Applicable conditions
This patch incorporates tree height reduction pass into the default optimization pipeline but it is disabled by default. You need the -enable-int-thr option for integer operations (add, mul, and, or, and xor) and the -enable-fp-thr option for floating-point operations (fadd and fmul) to enable it. Furthermore, for floating-point operations, you also need reassoc and nsz flags to fadd/fmul.
You can use it via Clang by:
clang -O1 -fassociative-math -fno-signed-zeros -mllvm -enable-int-thr -mllvm -enable-fp-thr
Or, simply:
clang -Ofast -mllvm -enable-int-thr -mllvm -enable-fp-thr
It is only applied to operations in innermost loops.
Performance
I run C/C++ benchmarks in SPECspeed 2017 on Fujitsu A64FX processor, which has two pipelines for integer operations and SIMD/FP operations each. 600.perlbench_s and 619.lbm_s had 3% improvement. Other benchmarks (602, 605, 620, 623, 625, 631, 641, 644, 657) were within 1% up/down. In these runs, to emphasize the performance improvement, the number of OpenMP threads is limited to one.
Relation to D67383
This patch is an updated version of D67383. The author @masakazu.ueno was my colleague. I took over his patch.
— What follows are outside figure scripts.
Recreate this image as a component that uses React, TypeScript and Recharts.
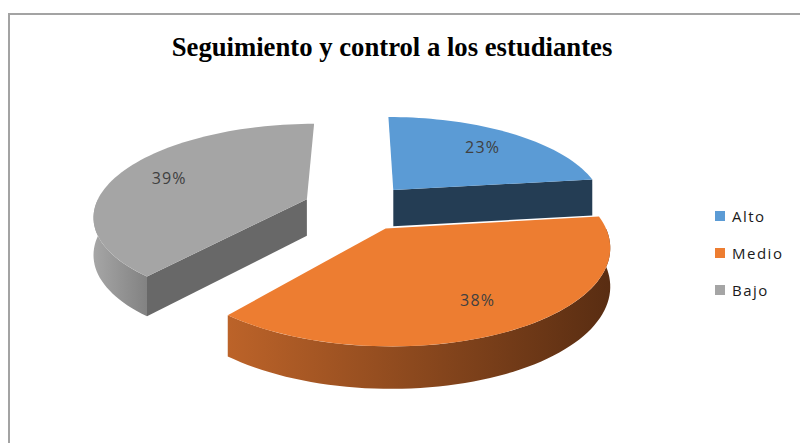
import React from 'react';
import { PieChart, Pie, Cell, Legend } from 'recharts';

// data
const categories = ['Alto', 'Medio', 'Bajo'];
const values = [23, 38, 39];

const topColors = ['#5B9BD5', '#ED7D31', '#A5A5A5'];
const sideColors = ['#243D54', '#8A4A1E', '#686868'];
const wallColors = [
  ['#3E6C96', '#22394F'],
  ['#BC6329', '#592D12'],
  ['#A6A6A6', '#828282'],
];

const data = categories.map((name, i) => ({ name, value: values[i] }));

// fake 3D look (tilt + perspective + exploded slices)
const TILT = 0.426;
const DIST = 6;
const EXPLODE = 0.26;
const DEPTH = 37;

const rad = (d: number) => (d * Math.PI) / 180;

function projector(cx: number, cy: number, R: number, mid: number) {
  const ex = EXPLODE * R * Math.cos(rad(mid));
  const ez = EXPLODE * R * Math.sin(rad(mid));
  return (rho: number, a: number, bottom = false): [number, number] => {
    const X = ex + rho * R * Math.cos(rad(a));
    const Z = ez + rho * R * Math.sin(rad(a));
    const s = (DIST * R) / (DIST * R + Z);
    const drop = bottom ? DEPTH * Math.pow(s, 0.6) : 0;
    return [cx + X * s, cy - Z * TILT * s + drop];
  };
}

const arcPts = (p: any, from: number, to: number, bottom = false) => {
  const n = Math.max(2, Math.ceil(Math.abs(from - to) / 2));
  const pts: [number, number][] = [];
  for (let i = 0; i <= n; i++) pts.push(p(1, from + ((to - from) * i) / n, bottom));
  return pts;
};

const toPath = (pts: [number, number][]) =>
  pts.map((q, i) => `${i ? 'L' : 'M'}${q[0].toFixed(2)},${q[1].toFixed(2)}`).join(' ') + ' Z';

const Wedge3D = (props: any) => {
  const { cx, cy, outerRadius, startAngle, endAngle } = props;
  const name = props.payload?.name ?? props.name;
  const idx = Math.max(0, categories.indexOf(name));
  const mid = (startAngle + endAngle) / 2;
  const p = projector(cx, cy, outerRadius, mid);
  const apexTop = p(0, 0);
  const apexBot = p(0, 0, true);

  const faces: React.ReactNode[] = [];
  // radial side faces
  const radial = (a: number, key: string) => {
    const pts: [number, number][] = [apexTop, p(1, a), p(1, a, true), apexBot];
    faces.push(<path key={key} d={toPath(pts)} fill={sideColors[idx]} />);
  };
  if (Math.cos(rad(endAngle)) > 0.01) radial(endAngle, 'end');
  if (Math.cos(rad(startAngle)) < -0.01) radial(startAngle, 'start');

  // outer front wall
  const gid = `wall-grad-${idx}`;
  [0, -360].forEach((off) => {
    const lo = Math.max(endAngle, -180 + off);
    const hi = Math.min(startAngle, off);
    if (hi > lo) {
      const pts = [...arcPts(p, hi, lo), ...arcPts(p, lo, hi, true)];
      faces.push(<path key={`wall${off}`} d={toPath(pts)} fill={`url(#${gid})`} />);
    }
  });

  const top = [apexTop, ...arcPts(p, startAngle, endAngle)];

  return (
    <g>
      <defs>
        <linearGradient id={gid} x1="0" y1="0" x2="1" y2="0">
          <stop offset="0%" stopColor={wallColors[idx][0]} />
          <stop offset="100%" stopColor={wallColors[idx][1]} />
        </linearGradient>
      </defs>
      {faces}
      <path d={toPath(top)} fill={topColors[idx]} />
    </g>
  );
};

const renderLabel = (props: any) => {
  const { cx, cy, outerRadius, midAngle, percent } = props;
  const p = projector(cx, cy, outerRadius, midAngle);
  const [x, y] = p(0.74, midAngle);
  return (
    <text
      x={x}
      y={y}
      textAnchor="middle"
      dominantBaseline="central"
      fill="#404040"
      fontSize={16}
      letterSpacing={1.2}
      fontFamily="'Open Sans', sans-serif"
    >
      {`${Math.round(percent * 100)}%`}
    </text>
  );
};

const LegendBox = () => (
  <div>
    {categories.map((name, i) => (
      <div key={name} style={{ display: 'flex', alignItems: 'center', height: 37 }}>
        <span style={{ width: 10, height: 10, background: topColors[i], marginRight: 7 }} />
        <span style={{ fontFamily: "'Open Sans', sans-serif", fontSize: 15, letterSpacing: 1.5, color: '#1a1a1a' }}>
          {name}
        </span>
      </div>
    ))}
  </div>
);

export default function App() {
  return (
    <div style={{ position: 'absolute', left: 0, top: 0, width: 800, height: 443, background: '#fff', overflow: 'hidden' }}>
      <div
        style={{
          position: 'absolute',
          left: 8,
          top: 13,
          width: 850,
          height: 500,
          border: '2px solid #A3A3A3',
          boxSizing: 'border-box',
        }}
      />
      <div
        style={{
          position: 'absolute',
          left: 0,
          top: 32,
          width: 784,
          textAlign: 'center',
          fontFamily: "'Liberation Serif', 'Times New Roman', serif",
          fontWeight: 'bold',
          fontSize: 26.7,
          color: '#000',
        }}
      >
        Seguimiento y control a los estudiantes
      </div>
      <div style={{ position: 'absolute', left: 0, top: 0 }}>
        <PieChart width={800} height={443} margin={{ top: 0, right: 0, bottom: 0, left: 0 }}>
          <Pie
            data={data}
            dataKey="value"
            nameKey="name"
            cx={358}
            cy={207}
            outerRadius={212}
            startAngle={90}
            endAngle={-270}
            stroke="none"
            shape={Wedge3D}
            activeShape={Wedge3D}
            inactiveShape={Wedge3D}
            label={renderLabel}
            labelLine={false}
            isAnimationActive={false}
          >
            {data.map((d, i) => (
              <Cell key={d.name} fill={topColors[i]} />
            ))}
          </Pie>
          <Legend
            layout="vertical"
            content={<LegendBox />}
            wrapperStyle={{ position: 'absolute', left: 715, top: 197, width: 90 }}
          />
        </PieChart>
      </div>
    </div>
  );
}
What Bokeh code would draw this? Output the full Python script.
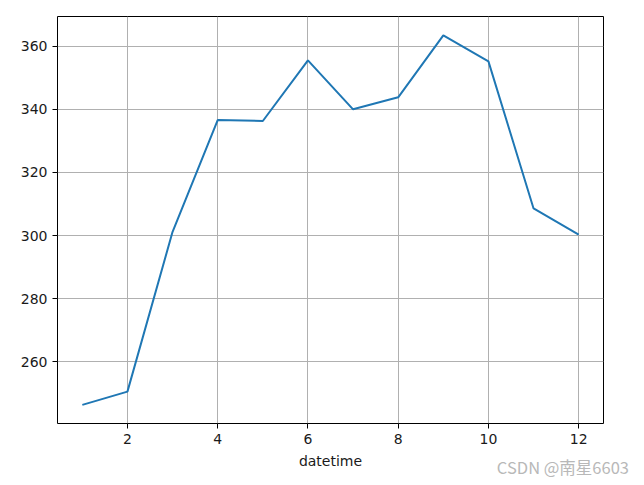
from bokeh.plotting import figure
from bokeh.models import Range1d, FixedTicker, Div
from bokeh.layouts import column
from bokeh.embed import file_html
from bokeh.resources import INLINE

months = [1, 2, 3, 4, 5, 6, 7, 8, 9, 10, 11, 12]
values = [246.4, 250.6, 301.2, 336.6, 336.3, 355.5, 340.0, 343.8, 363.4, 355.2, 308.6, 300.3]
x_ticks = [2, 4, 6, 8, 10, 12]
y_ticks = [260, 280, 300, 320, 340, 360]

W, H = 636, 477
p = figure(width=W, height=H, output_backend="svg", toolbar_location=None,
           x_range=Range1d(0.45, 12.55), y_range=Range1d(240.5, 369.4),
           min_border_left=57, min_border_right=33, min_border_top=16, min_border_bottom=54)
p.background_fill_color = "white"
p.border_fill_color = "white"
p.outline_line_color = "black"
p.outline_line_width = 1

p.line(months, values, line_color="#1f77b4", line_width=2)

for ax in (p.xaxis, p.yaxis):
    ax.axis_line_color = None
    ax.major_tick_line_color = "black"
    ax.major_tick_line_width = 1
    ax.major_tick_out = 5
    ax.major_tick_in = 0
    ax.minor_tick_line_color = None
    ax.major_label_text_font = "DejaVu Sans"
    ax.major_label_text_font_size = "14px"
    ax.major_label_text_color = "#1a1a1a"
    ax.major_label_standoff = 5

p.xaxis.ticker = FixedTicker(ticks=x_ticks)
p.yaxis.ticker = FixedTicker(ticks=y_ticks)
p.xaxis.axis_label = "datetime"
p.xaxis.axis_label_text_font = "DejaVu Sans"
p.xaxis.axis_label_text_font_size = "14px"
p.xaxis.axis_label_text_font_style = "normal"
p.xaxis.axis_label_text_color = "#1a1a1a"
p.xaxis.axis_label_standoff = 6

p.grid.grid_line_color = "#b0b0b0"
p.grid.grid_line_width = 1
p.xgrid.ticker = FixedTicker(ticks=x_ticks)
p.ygrid.ticker = FixedTicker(ticks=y_ticks)

wm = Div(text="CSDN @南星6603", width=W - 12, height=20,
         styles={"text-align": "right", "margin-top": "-20px", "color": "#b8b8b8",
                 "font-family": "Noto Sans CJK SC", "font-size": "16.5px", "line-height": "20px"})

layout = column(p, wm, spacing=0)
open("out.html", "w").write(file_html(layout, INLINE))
The following comments in D67383 are addressed in this patch.
- Support bitwise instructions
- Use llvm::stable_sort
- Correct tests
- Add TTI comment
- Correct misleading comment
Also, this patch has following updates.
- Adapt to the latest main branch (new pass manager, opaque pointer, Apache license, ...)
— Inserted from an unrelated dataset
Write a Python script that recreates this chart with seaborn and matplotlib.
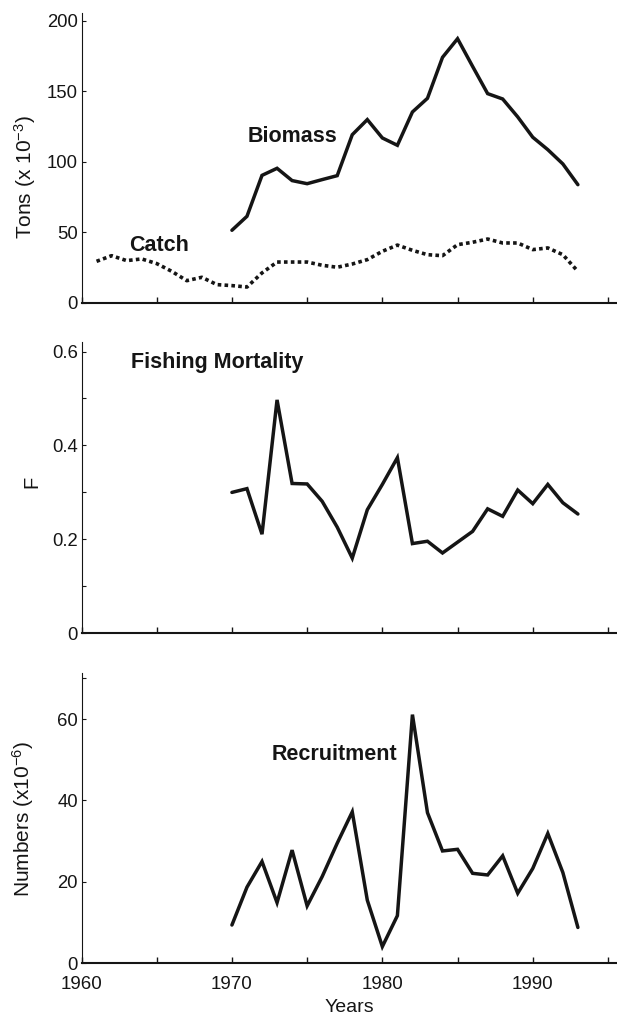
import numpy as np
import pandas as pd
import matplotlib
matplotlib.use("Agg")
import matplotlib.pyplot as plt
import seaborn as sns
from matplotlib.ticker import MultipleLocator, FixedLocator

# ---------------- data ----------------
biomass_years = list(range(1970, 1994))
biomass = [51.5, 61.4, 90.4, 95.4, 86.7, 84.5, 87.4, 90.2, 119.2, 129.9, 116.9, 111.7,
           135.3, 145.0, 174.0, 187.2, 167.6, 148.3, 144.5, 131.8, 117.4, 108.6, 98.5, 83.8]

catch_years = list(range(1961, 1994))
catch = [29.5, 33.5, 30.0, 31.2, 27.9, 22.4, 15.8, 18.2, 13.0, 12.3, 11.3, 21.3, 29.0,
         29.0, 29.0, 26.7, 25.3, 27.6, 30.7, 36.6, 41.0, 37.3, 34.2, 33.5, 41.3, 43.0,
         45.3, 42.5, 42.5, 37.8, 39.0, 34.2, 22.4]

f_years = list(range(1970, 1994))
fishing_mortality = [0.300, 0.308, 0.211, 0.497, 0.319, 0.318, 0.281, 0.226, 0.160, 0.263,
                     0.317, 0.374, 0.191, 0.196, 0.171, 0.194, 0.217, 0.265, 0.249, 0.305,
                     0.276, 0.317, 0.278, 0.254]

rec_years = list(range(1970, 1994))
recruitment = [9.4, 18.7, 25.0, 14.9, 27.8, 14.1, 21.3, 29.5, 37.2, 15.5, 4.1, 11.7,
               61.1, 37.0, 27.6, 28.0, 22.1, 21.7, 26.4, 17.2, 23.3, 31.9, 22.3, 8.8]

year_ticks = [1960, 1970, 1980, 1990]
top_yticks = [0, 50, 100, 150, 200]
top_ylabels = ["0", "50", "100", "150", "200"]
mid_yticks = [0, 0.2, 0.4, 0.6]
mid_ylabels = ["0", "0.2", "0.4", "0.6"]
bot_yticks = [0, 20, 40, 60]
bot_ylabels = ["0", "20", "40", "60"]

# ---------------- style ----------------
sns.set_style("ticks")
plt.rcParams["font.family"] = ["Liberation Sans", "DejaVu Sans"]
plt.rcParams["mathtext.fontset"] = "custom"
plt.rcParams["mathtext.rm"] = "Liberation Sans"
plt.rcParams["mathtext.it"] = "Liberation Sans:italic"
plt.rcParams["mathtext.bf"] = "Liberation Sans:bold"

INK = "#151515"
LW = 2.5

fig = plt.figure(figsize=(6.17, 10.16), dpi=100)
left = 0.1321
width = 1 - left
ax1 = fig.add_axes([left, 0.7018, width, 0.2851])
ax2 = fig.add_axes([left, 0.3767, width, 0.2870])
ax3 = fig.add_axes([left, 0.0519, width, 0.2860])

df_bio = pd.DataFrame({"Year": biomass_years, "Value": biomass})
df_catch = pd.DataFrame({"Year": catch_years, "Value": catch})
df_f = pd.DataFrame({"Year": f_years, "Value": fishing_mortality})
df_rec = pd.DataFrame({"Year": rec_years, "Value": recruitment})

sns.lineplot(data=df_bio, x="Year", y="Value", ax=ax1, color=INK, lw=LW,
             solid_joinstyle="miter")
sns.lineplot(data=df_catch, x="Year", y="Value", ax=ax1, color=INK, lw=2.6,
             linestyle=(0, (1.0, 0.9)), dash_capstyle="butt")
sns.lineplot(data=df_f, x="Year", y="Value", ax=ax2, color=INK, lw=LW,
             solid_joinstyle="miter")
sns.lineplot(data=df_rec, x="Year", y="Value", ax=ax3, color=INK, lw=LW,
             solid_joinstyle="miter")

for ax in (ax1, ax2, ax3):
    ax.set_xlim(1960, 1995.6)
    sns.despine(ax=ax)
    ax.spines["left"].set_linewidth(0.8)
    ax.spines["bottom"].set_linewidth(1.5)
    ax.spines["left"].set_color(INK)
    ax.spines["bottom"].set_color(INK)
    ax.xaxis.set_major_locator(FixedLocator(year_ticks))
    ax.xaxis.set_minor_locator(MultipleLocator(5))
    ax.tick_params(axis="x", which="both", direction="in", length=4.5, width=1.0,
                   color=INK, labelsize=13.5, pad=9.5, labelcolor=INK)
    ax.tick_params(axis="y", which="both", direction="in", length=3.2, width=0.8,
                   color=INK, labelsize=13.3, pad=2.5, labelcolor=INK)
    ax.set_xlabel("")

ax1.tick_params(axis="x", labelbottom=False)
ax2.tick_params(axis="x", labelbottom=False)

ax1.set_ylim(0, 205.2)
ax1.set_yticks(top_yticks)
ax1.set_yticklabels(top_ylabels)

ax2.set_ylim(0, 0.621)
ax2.set_yticks(mid_yticks)
ax2.set_yticklabels(mid_ylabels)
ax2.yaxis.set_minor_locator(FixedLocator([0.1, 0.3, 0.5]))

ax3.set_ylim(0, 71.4)
ax3.set_yticks(bot_yticks)
ax3.set_yticklabels(bot_ylabels)
ax3.yaxis.set_minor_locator(FixedLocator([70]))
ax3.set_xticklabels([str(y) for y in year_ticks])

ax1.set_ylabel(r"Tons (x 10$^{-3}$)", fontsize=15, color=INK, va="center", ha="center")
ax1.yaxis.set_label_coords(-0.1046, 0.434)
ax2.set_ylabel("F", fontsize=14.5, color=INK, va="center", ha="center")
ax2.yaxis.set_label_coords(-0.093, 0.52)
ax3.set_ylabel(r"Numbers (x10$^{-6}$)", fontsize=15, color=INK, va="center", ha="center")
ax3.yaxis.set_label_coords(-0.109, 0.497)
ax3.set_xlabel("Years", fontsize=14, color=INK, labelpad=4)

ax1.text(1974.05, 118, "Biomass", fontsize=15.5, fontweight="bold", color=INK,
         ha="center", va="center")
ax1.text(1965.15, 40.5, "Catch", fontsize=15.5, fontweight="bold", color=INK,
         ha="center", va="center")
ax2.text(1969.05, 0.577, "Fishing Mortality", fontsize=15.5, fontweight="bold", color=INK,
         ha="center", va="center")
ax3.text(1976.8, 51.2, "Recruitment", fontsize=15.5, fontweight="bold", color=INK,
         ha="center", va="center")

fig.savefig("out.png", dpi=100)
- Remove the requirement of full fast-math flags
- Fix bugs
- Simplify the code
- etc.
Future work
Currently the cost estimation is not implemented. Of course, as @hfinkel said, this optimization has no positive effect if the target processor cannot utilize ILP. I want to add some cost estimation or something and enable this optimization automatically when profitable.
And, I want to add a Clang option to enable/disable it.
These will be addressed in another patch.
Discussion
I want comments about the following points.
- This optimization is only applied to instructions in innermost loops because D67383 was implemented so. Should we expand it to instructions in all basic blocks?
- Where is the best position of this pass in the default optimization pipeline? I put it after the loop unrolling pass. Because, if a loop has a reduction, the reduction can also be optimized by this pass.
- As explained in the future work above, I want to add decision to apply the optimization or not. What information this decision should be based on? Issue width in a machine model?
for the root of tree, we may not need to check whether it is isBranchCandidate or not.